By Dr. Robert Thorson
Before we change federal administrations, I want to sing the praises of a group that I hope will no longer be needed. I refer to Public Employees for Environmental Responsibility. This is no sinecure of desk-hugging bureaucrats seeking to pad their salary and benefits. Instead, its members risk retaliation by reporting agency apathy, wrongdoing and blundering.
The Bush administration spent much of the past eight years trying to strong-arm federal agencies into bending the rules toward its way of thinking. In the environmental arena, PEER protested the muzzling of NASA climate scientist James Hansen. Hundreds of prominent scientists followed suit. PEER also helped derail a plan by the National Park Service to build a large theater/visitor center on the historic battleground of Custer’s Last Stand. They even made noise about the closure of Environmental Protection Agency libraries and the destruction of data archives.
Yet in spite of their activism on your behalf, PEER is largely invisible to the public. Why? Because private business and the media have been quite successful in stereotyping government employees as tax-funded Dilberts on the government dole. Such stereotyping has intensified as the ranks of the unemployed and those without benefits rise in the private sector.
As with most stereotyping, a kernel of truth is blown out of proportion and overshadows those who are doing their jobs well. I know this from experience, having been a government employee since 1974, when I began a five-year stint with the U.S. Geological Survey. Since then, I’ve worked with six other federal agencies while being a full-time employee of Alaska, Wisconsin and Connecticut.

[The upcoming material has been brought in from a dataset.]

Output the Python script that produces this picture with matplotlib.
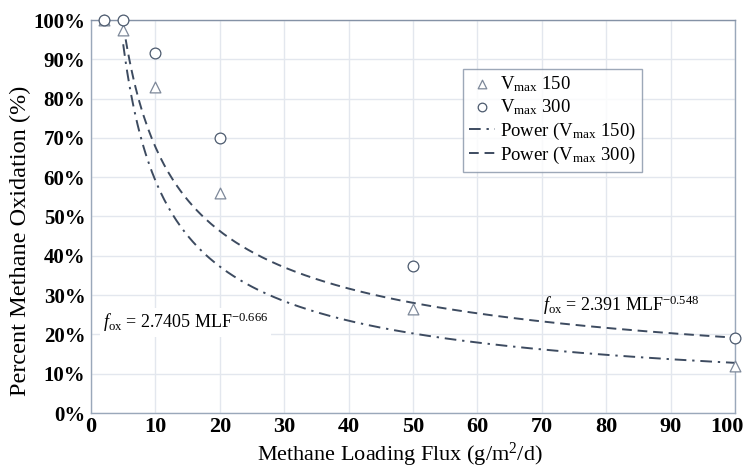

I’ve also served on town committees that brought me into close contact with those towns’ employees.
In the most damaging case of government bloat caused by my actions, I once dented a General Services Administration van while disembarking from a Washington state ferry. For the next six months, I watched bureaucrats and secretaries delight in the paperwork trail needed to document the collision between a federally owned van and a state-owned ship.

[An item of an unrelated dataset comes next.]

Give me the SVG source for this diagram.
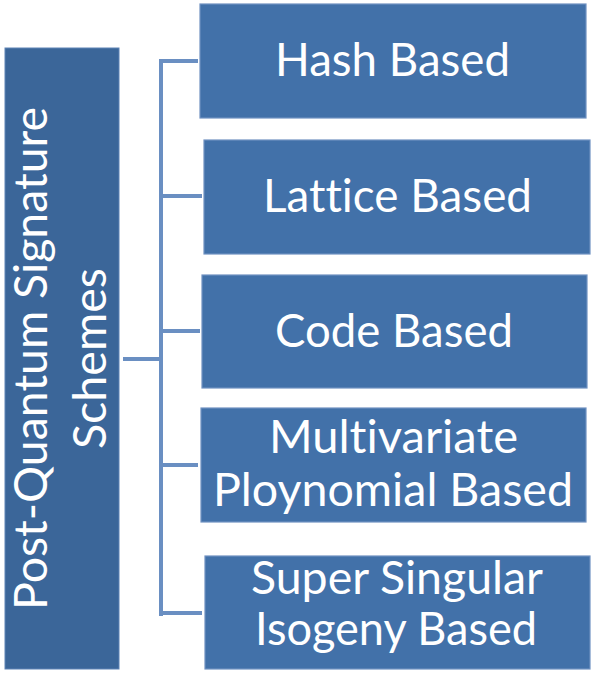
<svg xmlns="http://www.w3.org/2000/svg" width="595" height="675" viewBox="0 0 595 675">
<style>
.box{fill:#4271A9;stroke:#6F91C1;stroke-width:1.2}
.root{fill:#3B6699;stroke:#5F83B5;stroke-width:1}
.t{font-family:Lato,"Open Sans","DejaVu Sans",sans-serif;font-size:47px;fill:#FFFFFF;text-anchor:middle;font-variant-ligatures:none}
.c{stroke:#6A8FC2;stroke-width:4;fill:none;stroke-linecap:square}
</style>
<rect width="595" height="675" fill="#FFFFFF"/>
<g id="connectors">
<path class="c" d="M161 61 V614"/>
<path class="c" d="M161 61 H196"/>
<path class="c" d="M161 196 H200"/>
<path class="c" d="M161 331 H198"/>
<path class="c" d="M161 465 H196"/>
<path class="c" d="M161 613 H200"/>
<path class="c" d="M125 359 H161"/>
</g>
<g id="root">
<rect class="root" x="5" y="48" width="114" height="621"/>
<g transform="translate(0,358.5) rotate(-90)">
<text class="t" x="0" y="47" textLength="503" lengthAdjust="spacingAndGlyphs">Post-Quantum Signature</text>
<text class="t" x="0" y="106" textLength="181" lengthAdjust="spacingAndGlyphs">Schemes</text>
</g>
</g>
<g id="hash">
<rect class="box" x="200" y="4" width="386" height="114"/>
<text class="t" x="392.5" y="76" textLength="235" lengthAdjust="spacingAndGlyphs">Hash Based</text>
</g>
<g id="lattice">
<rect class="box" x="204" y="140" width="386" height="114"/>
<text class="t" x="397.5" y="212" textLength="269" lengthAdjust="spacingAndGlyphs">Lattice Based</text>
</g>
<g id="code">
<rect class="box" x="202" y="275" width="385" height="113"/>
<text class="t" x="394" y="347" textLength="238" lengthAdjust="spacingAndGlyphs">Code Based</text>
</g>
<g id="multivariate">
<rect class="box" x="201" y="408" width="385" height="114"/>
<text class="t" x="393.5" y="453" textLength="249" lengthAdjust="spacingAndGlyphs">Multivariate</text>
<text class="t" x="393" y="506" textLength="360" lengthAdjust="spacingAndGlyphs">Ploynomial Based</text>
</g>
<g id="isogeny">
<rect class="box" x="205" y="556" width="385" height="113"/>
<text class="t" x="397" y="594" textLength="292" lengthAdjust="spacingAndGlyphs">Super Singular</text>
<text class="t" x="396" y="645" textLength="282" lengthAdjust="spacingAndGlyphs">Isogeny Based</text>
</g>
</svg>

I’ve also seen abuse – for example, the highly paid federal employee who read novels at his desk; the pair of state employees who waited five minutes for an elevator to take them down one floor; and the town road crew that parked its truck in a secluded spot to go fishing.
These are the kind of true stories that get public notice, which is why I share them to get your attention. But they involve only a tiny minority of employees taking advantage of incompetent oversight.
In my experience, the vast majority of public employees are necessary cogs in the great wheel of government that keeps our country rolling along. They earn a day’s pay for an honest day’s work.
At the top end of the government spectrum is another tiny minority for whom the job, rather than the pay or promotion, comes first. Many of those who take environmental stewardship seriously have joined PEER, a voluntary organization with “the distinct honor of serving resource professionals who daily cast profiles in courage in cubicles across the country.” They blow the whistle when it needs blowing and insist that their politically appointed bosses do the right thing.
There is no question that all government employees ride on the backs of business. But we must not forget that without them, there would be no place for private business to earn its money: no infrastructure; no military; no police or fire departments; no courts to settle disputes; the list goes on and on. The goal is to keep government as small and streamlined as possible while at the same time maintaining the values Americans treasure.
In an ideal world, environmental responsibility would trickle down from the top, and groups such as PEER would have no purpose. But until that day comes, we need them.